Consideration of Affidavits
In its analysis, the court considered Casas's contention that the trial court failed to acknowledge an affidavit submitted after the summary judgment ruling, which she argued contradicted Cube Investments's evidence. However, the court determined that Cube Investments was not obligated to demonstrate that it was a "ready, willing, and able buyer," which was a key point of contention in Casas's argument. The court indicated that the trial court generally has no duty to consider additional motions or evidence concerning issues already adjudicated in a summary judgment. It noted that Casas's later-filed affidavit could not be considered because the trial court did not explicitly indicate that it accepted or reviewed the new evidence. Thus, the court concluded that Casas's attempts to introduce new evidence post-judgment did not provide sufficient grounds to overturn the original ruling, reinforcing the validity of the summary judgment.
Equity and Clean Hands
The court evaluated Casas's claims of inequity and lack of "clean hands" on the part of Cube Investments, which she asserted should preclude specific performance. It pointed out that Casas's arguments in this regard were insufficient to overturn the trial court's judgment. The court emphasized that for a party to successfully invoke equitable principles such as "unclean hands," they must adequately support their claims with legal arguments and references to the record, which Casas failed to do. The court noted that she did not cite relevant legal authorities or facts from the record to substantiate her claims of inequity. Consequently, the court determined that Casas had waived her right to challenge the trial court's summary judgment based on these equitable defenses due to her lack of proper argumentation and evidence.
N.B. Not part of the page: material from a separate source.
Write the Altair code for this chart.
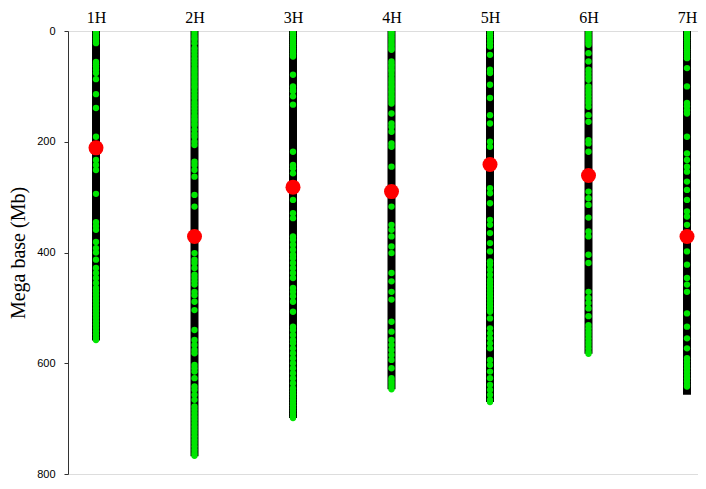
import altair as alt
import pandas as pd

chrom_names = ["1H", "2H", "3H", "4H", "5H", "6H", "7H"]
chrom_lengths = [559, 768, 699, 647, 670, 583, 657]
centromeres = [211, 371, 282, 290, 241, 261, 371]

markers_1H = [1, 4, 7, 10, 13, 16, 19, 22, 56, 60, 64, 70, 76, 87, 114, 139, 191, 233, 242, 251,
              294, 345, 352, 359, 381, 392, 400, 413, 428, 437, 446, 455, 464, 470, 476, 482, 488,
              494, 500, 506, 512, 518, 524, 530, 536, 542, 548, 554, 558]
markers_2H = [2, 7, 12, 16, 22, 31, 37, 43, 49, 55, 61, 67, 72, 76, 81, 85, 90, 94, 99, 103, 109,
              115, 121, 128, 134, 140, 146, 152, 157, 161, 166, 170, 178, 185, 191, 200, 206, 236,
              242, 251, 263, 296, 317, 401, 413, 419, 428, 440, 446, 452, 458, 471, 477, 489, 504,
              540, 558, 567, 576, 582, 603, 609, 615, 627, 642, 648, 657, 666, 678, 684, 690, 696,
              702, 708, 714, 720, 726, 732, 738, 744, 750, 756, 762, 767]
markers_3H = [1, 4, 8, 12, 16, 20, 24, 28, 32, 36, 40, 43, 46, 79, 100, 106, 109, 118, 133, 218,
              242, 248, 257, 305, 329, 338, 371, 377, 386, 395, 404, 410, 419, 428, 437, 446, 464,
              471, 479, 489, 507, 534, 540, 549, 558, 564, 573, 582, 591, 600, 609, 618, 627, 636,
              645, 651, 656, 661, 666, 671, 676, 681, 686, 691, 696, 699]
markers_4H = [1, 4, 8, 12, 16, 20, 24, 28, 32, 34, 55, 60, 64, 69, 73, 79, 85, 90, 94, 99, 103,
              108, 112, 117, 121, 126, 131, 149, 167, 173, 182, 203, 209, 245, 317, 350, 359, 371,
              389, 401, 437, 452, 471, 485, 525, 543, 558, 567, 576, 585, 594, 609, 627, 632, 637,
              642, 647]
markers_5H = [2, 6, 10, 16, 22, 28, 43, 70, 76, 97, 121, 152, 167, 200, 209, 284, 293, 311, 341,
              350, 365, 383, 398, 416, 422, 431, 440, 449, 455, 461, 467, 473, 479, 485, 491, 497,
              503, 507, 519, 537, 546, 555, 564, 573, 594, 603, 615, 627, 639, 648, 657, 666, 670]
markers_6H = [1, 5, 9, 13, 17, 21, 25, 40, 55, 70, 76, 82, 88, 100, 106, 112, 118, 124, 130, 137,
              152, 164, 197, 203, 218, 290, 302, 314, 337, 362, 371, 404, 419, 471, 482, 491, 501,
              515, 531, 537, 543, 549, 555, 561, 567, 573, 579, 583]
markers_7H = [1, 5, 9, 13, 17, 21, 25, 29, 33, 37, 41, 45, 49, 67, 100, 130, 136, 143, 149, 191,
              221, 233, 245, 254, 272, 287, 305, 326, 335, 350, 398, 422, 446, 458, 471, 510, 534,
              555, 573, 591, 597, 603, 609, 615, 621, 627, 633, 639, 642]

all_markers = [markers_1H, markers_2H, markers_3H, markers_4H, markers_5H, markers_6H, markers_7H]

df_chr = pd.DataFrame({
    "idx": list(range(1, 8)),
    "name": chrom_names,
    "start": [0] * 7,
    "end": chrom_lengths,
    "cen": centromeres,
})
rows = []
for i, ms in enumerate(all_markers):
    for m in ms:
        rows.append({"idx": i + 1, "pos": m})
df_mk = pd.DataFrame(rows)

label_expr = "[" + ",".join(["''"] + [f"'{n}'" for n in chrom_names]) + "][datum.value]"

xs = alt.Scale(domain=[0.7157, 7.1117], nice=False, zero=False)
ys = alt.Scale(domain=[0, 800], reverse=True, nice=False, zero=False)

x_axis = alt.Axis(orient="top", values=list(range(1, 8)), labelExpr=label_expr, domain=False,
                  ticks=False, grid=False, labelFont="Liberation Serif", labelFontSize=16,
                  labelColor="black", labelPadding=6, title=None, labelFlush=False,
                  labelOverlap=False, labelBound=False)
y_axis = alt.Axis(values=[0, 200, 400, 600, 800], grid=False, domainColor="#333",
                  tickColor="#333", tickSize=4, labelPadding=9, labelFont="Liberation Sans",
                  labelFontSize=11, labelColor="black", title="Mega base (Mb)",
                  titleFont="Liberation Serif", titleFontSize=20, titleFontWeight="normal",
                  titleColor="black", titlePadding=8, labelFlush=False)

bars = alt.Chart(df_chr).mark_rule(strokeWidth=8, color="black", strokeCap="butt").encode(
    x=alt.X("idx:Q", scale=xs, axis=x_axis),
    y=alt.Y("start:Q", scale=ys, axis=y_axis),
    y2="end:Q",
)
dots = alt.Chart(df_mk).mark_circle(size=40, color="#00E600", opacity=1, clip=True).encode(
    x=alt.X("idx:Q", scale=xs),
    y=alt.Y("pos:Q", scale=ys),
)
cen = alt.Chart(df_chr).mark_circle(size=225, color="#FF0000", opacity=1).encode(
    x=alt.X("idx:Q", scale=xs),
    y=alt.Y("cen:Q", scale=ys),
)

chart = alt.layer(bars, dots, cen).properties(
    width=630, height=443,
    autosize=alt.AutoSizeParams(type="none"),
    padding={"left": 60, "top": 23, "right": 0, "bottom": 7},
).configure_view(stroke=None).configure(background="white")

chart.save("out.html", embed_options={"renderer": "svg", "actions": False})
Allegations of Illegal Securities Transactions
Casas also contended that the Joint Venture Agreement (JVA) constituted an illegal securities transaction, arguing that this illegality rendered the contract unenforceable. The court found that this argument was not relevant to the issue at hand since Cube Investments was not seeking specific performance of the JVA but rather enforcing the negotiated agreement from July 9, 2018. The court clarified that the focus of the lawsuit was on Casas's refusal to fulfill her obligation to transfer the property to Cube Investments as stipulated in the later agreement. It concluded that even if the JVA were deemed illegal, it had no bearing on the enforceability of the contract that formed the basis for the specific performance claim. Thus, the court ruled that the trial court did not err in granting summary judgment in favor of Cube Investments, reinforcing the validity of the agreements at issue.